Ci sono due espressioni che in tempi di discussione parlamentare sulla Legge di stabilità ritornano spesso e volentieri. La prima è: "Si può cambiare la Finanziaria in Parlamento, ma 'a saldi di bilancio invariati'" e la seconda è "clausole di salvaguardia".
Le due espressioni sono ovviamente giuste e sacrosante dal punto di vista istituzionale e finanziario, ma la dicono lunga in termini di (non) politica economica e di (de)responsabilizzazione degli esecutivi, delle maggioranze e soprattutto dei partiti che decidono di sostenere un governo di larghe intese senza larghe intese.
Partiamo dalla prima. Ovviamente la Finanziaria può essere modificata in Parlamento ed è ruolo dei gruppi tentare di migliorarla e di apportare le correzioni ritenute importanti sia da un punto di vista di politica economica sia da un punto di vista del mandato politico ricevuto dagli elettori alle urne. Il problema però è che quando da esponenti di governo vengono inviti del tipo "la Finanziaria si può modificare, a patto che i saldi di bilancio restino invariati" sembra di essere di fronte a una dichiarazione di resa, come se l'esecutivo annunciasse ai quattro venti che NON ha una politica economica che ispira la sua azione, ma che è semplicemente e soltanto preoccupato del rispetto contabili di vincoli che si pone o che ci pone Bruxelles. Un po' poco. Un po' troppo rinunciatario, come atteggiamento, no? Vorremmo sapere che cosa è o no fondamentale, in termini di politica economica, per un governo in un determinato momento per il nostro paese, non soltanto che, com'è giusto, siano rispettati i vincoli di finanza pubblica.

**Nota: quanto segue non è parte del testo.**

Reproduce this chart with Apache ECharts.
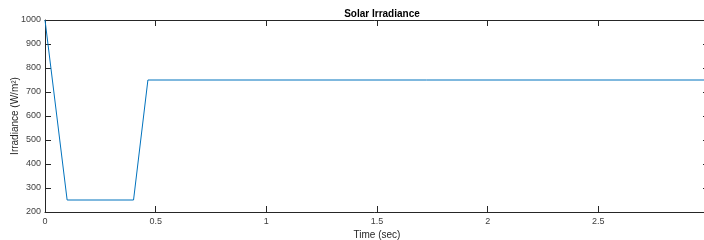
<!DOCTYPE html>
<html>
<head>
<meta charset="utf-8">
<script src="https://cdn.jsdelivr.net/npm/echarts@6/dist/echarts.min.js"></script>
<style>
  html, body { margin: 0; padding: 0; background: #fff; }
  #chart { width: 704px; height: 240px; }
</style>
</head>
<body>
<div id="chart"></div>
<script>
// time points (sec) and irradiance (W/m^2)
const timeSec = [0, 0.1, 0.4, 0.465, 3];
const irradiance = [1000, 250, 250, 750, 750];

const xTicks = { min: 0, max: 3, interval: 0.5 };
const yTicks = { min: 200, max: 1000, interval: 100 };

const axisGray = '#262626';
const labelGray = '#404040';
const font = 'Liberation Sans, Arial, sans-serif';

function display() {
  let myChart = echarts.init(document.getElementById('chart'));

  let points = [];
  for (let i = 0; i < timeSec.length; i++) {
    points.push([timeSec[i], irradiance[i]]);
  }

  // box-style axes, ticks pointing inwards like matlab
  let boxAxis = (extra) => Object.assign({
    type: 'value',
    axisLine: { show: true, onZero: false, lineStyle: { color: axisGray, width: 1 } },
    axisTick: { show: true, inside: true, length: 6, lineStyle: { color: axisGray } },
    splitLine: { show: false },
    axisLabel: { show: false }
  }, extra);

  let option = {
    animation: false,
    title: {
      text: 'Solar Irradiance',
      left: 377,
      textAlign: 'center',
      top: 4,
      textStyle: { fontFamily: font, fontSize: 10, fontWeight: 'bold', color: '#000' }
    },
    grid: { left: 45, right: -5, top: 20, bottom: 28, containLabel: false, outerBoundsMode: 'none' },
    xAxis: [
      boxAxis(Object.assign({}, xTicks, {
        position: 'bottom',
        name: 'Time (sec)',
        nameLocation: 'middle',
        nameGap: 18,
        nameMoveOverlap: false,
        nameTextStyle: { fontFamily: font, fontSize: 10, color: axisGray },
        axisLabel: { show: true, fontFamily: font, fontSize: 9, color: labelGray, margin: 5,
          formatter: (v) => String(v) }
      })),
      boxAxis(Object.assign({}, xTicks, { position: 'top' }))
    ],
    yAxis: [
      boxAxis(Object.assign({}, yTicks, {
        position: 'left',
        name: 'Irradiance (W/m²)',
        nameLocation: 'middle',
        nameGap: 25,
        nameMoveOverlap: false,
        nameTextStyle: { fontFamily: font, fontSize: 10, color: axisGray },
        axisLabel: { show: true, fontFamily: font, fontSize: 9, color: labelGray, margin: 4,
          formatter: (v) => String(v) }
      })),
      boxAxis(Object.assign({}, yTicks, { position: 'right' }))
    ],
    series: [{
      type: 'line',
      data: points,
      showSymbol: false,
      lineStyle: { color: '#0072BD', width: 1 },
      itemStyle: { color: '#0072BD' }
    }]
  };

  myChart.setOption(option);
  return myChart;
}

display();
</script>
</body>
</html>
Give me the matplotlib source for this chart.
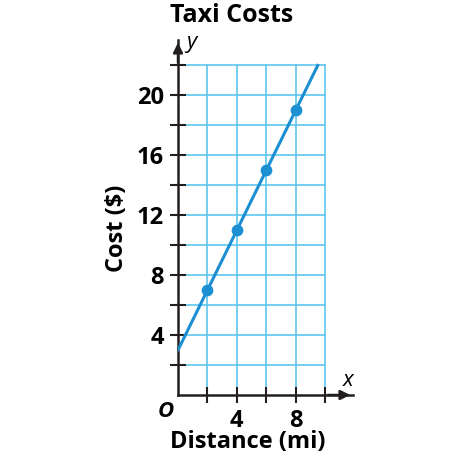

La seconda espressione, "clausole di salvaguardia", è anche un (comodo ma pericoloso) metodo ed è ancora più scoraggiante dal punto di vista del rapporto tra i cittadini e la politica, dei governi come dei partiti. La clausola di salvaguardia, in sostanza, è una norma che sposta in avanti nel tempo un'azione di governo, come l'incremento di una tassa, nel caso in cui un'altra azione di governo, come un taglio della spesa, non vada a buon fine.
Il meccanismo è quello solito: rinviare al futuro il sacrificio di una scelta e la relativa onerosa responsabilità con costo politico correlato. Così è difficile che tra scelta ed effetto ci sia il vero e corretto vaglio del consenso (e/o dell'assunzione di responsabilità di fronte al Parlamento e all'elettorato).
Inoltre questo tipo di meccanismi automatici deresponsabilizza i governi proprio sulla via giusta per ottenere il primo scopo, la condizione senza la quale scatta l'aumento dell'imposta, ovvero per esempio la riduzione della spesa. Come abbiamo visto con il recente – automatico, dunque non si sa più da chi deciso e quando e perché – aumento dell'aliquota Iva.
Quando i governi e i partiti fisseranno punti cardini delle manovre, insostituibili anche a "saldi invariati", e obiettivi chiari e verificabili senza "clausole di salvaguardia", sarà più facile per gli elettori individuare e sanzionare le responsabilità dei loro rappresentanti nelle istituzioni. E senza trucchi magari anche un obiettivo non del tutto raggiunto sarà giudicato con minor severità in virtù della chiarezza e del coraggio dimostrati.
Sognando sempre il cancelliere dello Scacchiere che arriva alla Camera e deposita la valigetta con il budget, prendere o lasciare.